Teachers get blamed for everything. If students don’t do well in school, it’s because the teacher isn’t interesting or caring or well prepared. The teacher didn’t try hard enough, didn’t call home enough, didn’t encourage enough. The lesson should be jazzed up, made better, worked more diligently.
Because I teach in an inner city school with all the inherent problems, I see so many students who come to school totally unprepared for and uninterested in school. Asking them to sit still, be quiet, work all period, organize their work, turn in their work, is daunting, but I do it everyday. The teacher is too demanding. The teacher doesn’t understand the situation from which the student comes. It’s ok if the student misses class to take care of smaller siblings, a sick parent, or to work a job to help with the bills. No one says no to a parent who wants to pull their child out of school for a week or a month to return to Mexico for a family visit. This is all part of the culture. Teachers need to be more compassionate.
Then the tests are given and the students are not prepared because they haven’t been in class. The scores are low, and again the teacher is blamed. If you had tried harder, worked harder, cared more, the students of color would have done better. The achievement gap would be diminishing.

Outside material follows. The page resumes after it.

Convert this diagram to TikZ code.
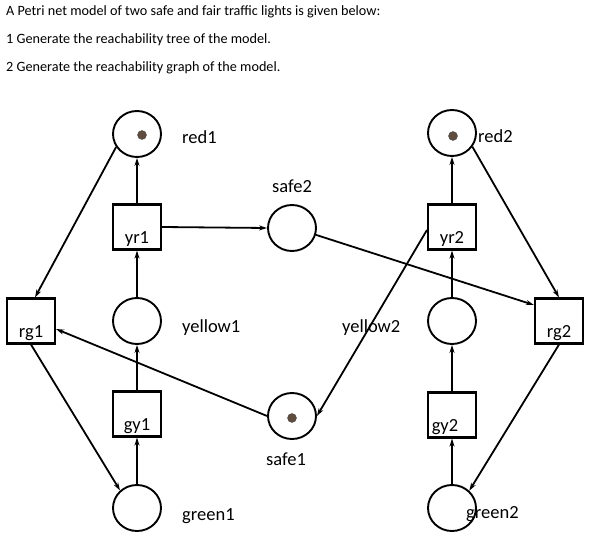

I have worked harder, cared more, done more, and it’s not enough to please everyone. After 18 years in the inner city school, working with kids from severe poverty, I am discouraged and feel beaten down. When will it get better? I truly believe that we should be producing a better student, but it is not happening for every kid. Too many are being separated by the achievement gap. Poverty is only part of the equation; culture is also an issue. Someone needs to speak against parents taking their kids out of school for a myriad of familial reasons.
I wrote the above post almost seven years ago, when I first started this blog. Holiday season was upon us, just as it is coming up this year. Parents at the inner city high school were planning trips back to Mexico for the Christmas season. They would be taking their kids with them. Or, I had students who had younger siblings and there was no child care except for the older sibling. So, when their brother or sister was ill, they had to remain at home, missing school. Nothing much has changed in the past seven years except I’m no longer there.